Impact of Contractual Provisions
The court examined the implications of the contract's restricted remedies clause, which limited the buyer's options if the seller was unable to convey clear title. The buyer argued that the seller's failure to invoke this clause entitled it to specific performance. However, the court countered that the buyer's own allegations did not reflect a valid demand for specific performance based on the terms of the contract. The court explained that a seller facing title defects is allowed to invoke such clauses to limit the buyer's remedies. In this case, the buyer's failure to clearly assert its entitlement to specific performance meant it could not rely on the seller's inaction regarding the restricted remedies clause. Thus, the court concluded that the seller was not obligated to invoke the clause, reinforcing the dismissal of the buyer's claims.
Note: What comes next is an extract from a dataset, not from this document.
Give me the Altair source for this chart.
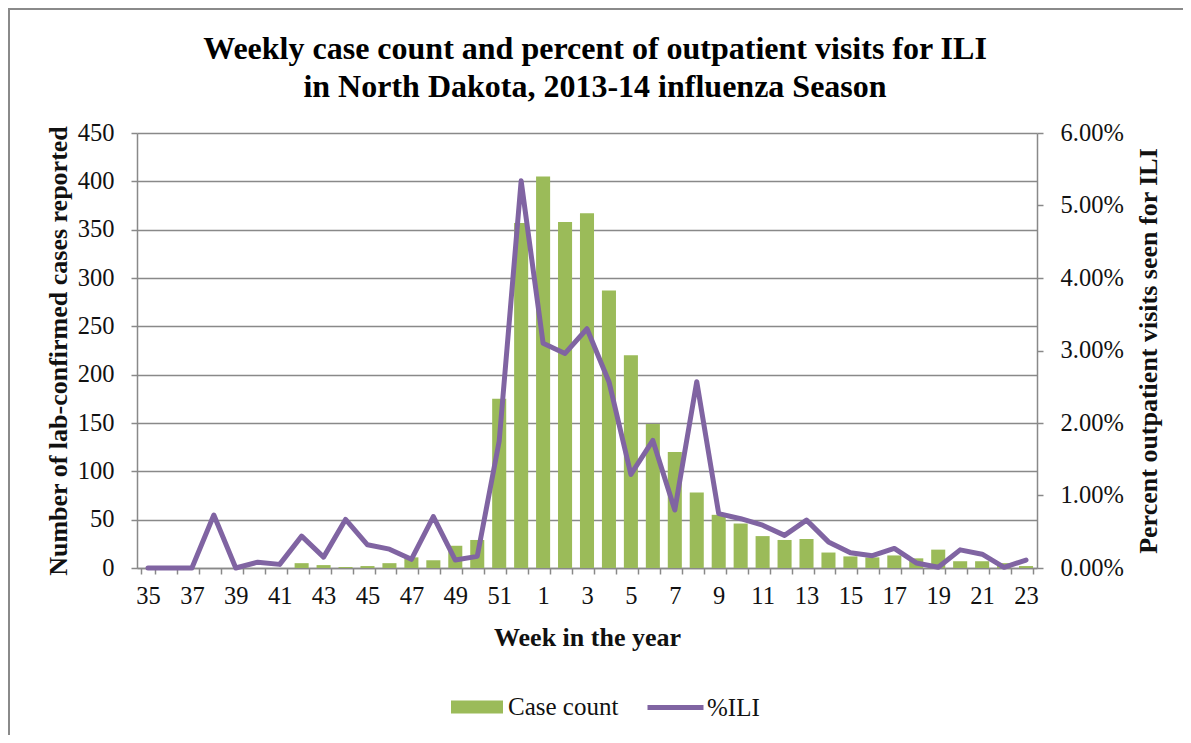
import altair as alt
import pandas as pd

weeks = [str(w) for w in list(range(35, 53)) + list(range(1, 24))]
cases = [0, 0, 0, 0, 0, 0, 0, 5, 3, 1, 2, 5, 11, 8, 23, 29,
         175, 357, 405, 358, 367, 287, 220, 149, 120, 78, 55, 46,
         33, 29, 30, 16, 12, 11, 13, 10, 19, 7, 7, 5, 2]
ili = [0.0, 0.0, 0.0, 0.73, 0.0, 0.08, 0.05, 0.44, 0.15, 0.67, 0.32, 0.26,
       0.12, 0.71, 0.11, 0.16, 1.75, 5.34, 3.10, 2.96, 3.30, 2.57, 1.29,
       1.76, 0.80, 2.57, 0.75, 0.68, 0.59, 0.45, 0.66, 0.36, 0.21, 0.17,
       0.27, 0.07, 0.01, 0.25, 0.19, 0.01, 0.11]

df = pd.DataFrame({"week": weeks, "cases": cases, "ili": [v / 100 for v in ili]})

FONT = "Liberation Serif"
GRAY = "#898989"

x = alt.X(
    "week:N", sort=weeks,
    scale=alt.Scale(paddingInner=0.36, paddingOuter=0.18),
    axis=alt.Axis(
        title="Week in the year", titleFontSize=26, titleFontWeight="bold",
        titleFont=FONT, titlePadding=17, labelAngle=0, labelOverlap=False,
        labelExpr="toNumber(datum.value) % 2 == 1 ? datum.label : ''",
        tickBand="extent", tickSize=6, labelPadding=10,
    ),
)

bars = alt.Chart(df).mark_bar(color="#9BBB59").encode(
    x=x,
    y=alt.Y("cases:Q", scale=alt.Scale(domain=[0, 450]),
            axis=alt.Axis(title="Number of lab-confirmed cases reported",
                          values=list(range(0, 451, 50)), grid=True,
                          titleFontSize=26, titleFontWeight="bold", titleFont=FONT,
                          tickSize=6, labelPadding=17, titlePadding=6)),
    color=alt.Color("s:N", scale=alt.Scale(domain=["Case count"], range=["#9BBB59"]),
                    legend=alt.Legend(title=None, orient="none", legendX=314, legendY=548,
                                      symbolType="M-1,-0.25H1V0.25H-1Z", symbolSize=2704,
                                      symbolStrokeWidth=0, symbolOpacity=1,
                                      labelFontSize=25, labelFont=FONT, labelOffset=5,
                                      labelColor="#111", padding=0)),
).transform_calculate(s="'Case count'")

line = alt.Chart(df).mark_line(strokeWidth=5, strokeJoin="round", strokeCap="round").encode(
    x=x,
    y=alt.Y("ili:Q", scale=alt.Scale(domain=[0, 0.06]),
            axis=alt.Axis(title="Percent outpatient visits seen for ILI", orient="right",
                          values=[0, 0.01, 0.02, 0.03, 0.04, 0.05, 0.06], format=".2%",
                          grid=False, titleFontSize=26, titleFontWeight="bold",
                          titleFont=FONT, tickSize=6, labelPadding=17, titlePadding=38,
                          titleAngle=270)),
    stroke=alt.Stroke("t:N", scale=alt.Scale(domain=["%ILI"], range=["#8064A2"]),
                      legend=alt.Legend(title=None, orient="none", legendX=508, legendY=544,
                                        symbolType="stroke", symbolSize=3136,
                                        symbolStrokeWidth=5,
                                        labelFontSize=25, labelFont=FONT, labelOffset=1,
                                        labelColor="#111", padding=0)),
).transform_calculate(t="'%ILI'")

frame = alt.Chart(df).mark_rect(fill="transparent", stroke="#8a8a8a", strokeWidth=2).encode(
    x=alt.value(-128), x2=alt.value(1300), y=alt.value(-124), y2=alt.value(900)
).transform_filter("datum.week == '35'")

chart = alt.layer(frame, bars, line).resolve_scale(
    y="independent", color="independent", stroke="independent"
).properties(
    width=900, height=435,
    autosize=alt.AutoSizeParams(type="none"),
    padding={"left": 129, "top": 125, "right": 146, "bottom": 167},
    title=alt.Title(
        ["Weekly case count and percent of  outpatient visits for ILI",
         "in North Dakota, 2013-14 influenza Season"],
        fontSize=32, font=FONT, fontWeight="bold", anchor="middle", dx=8,
        offset=-96, lineHeight=38, color="#000",
    ),
).configure_axis(
    labelFont=FONT, labelFontSize=24.5, labelColor="#111", titleColor="#111",
    domainColor=GRAY, domainWidth=1.5, tickColor=GRAY, tickWidth=1.5,
    gridColor=GRAY, gridWidth=1.3,
).configure_view(stroke=None)

chart.save("out.html", embed_options={"renderer": "svg", "actions": False})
Conclusion on the Buyer’s Claims
Ultimately, the court affirmed the dismissal of the buyer's complaint, concluding that the allegations failed to support a claim for specific performance or breach of contract. The buyer had not established it was ready, willing, and able to fulfill its obligations without imposing conditions on the seller. The court rejected the buyer's argument that it should be allowed to replead its claims, noting that it had not sufficiently pleaded a breach of contract or specific performance in its original complaint. The court emphasized that allowing the buyer to replead would be unwarranted given its insistence on the sufficiency of its claims. Therefore, the court's ruling effectively denied the buyer any opportunity to compel the seller to perform under the contract, solidifying the dismissal of the case.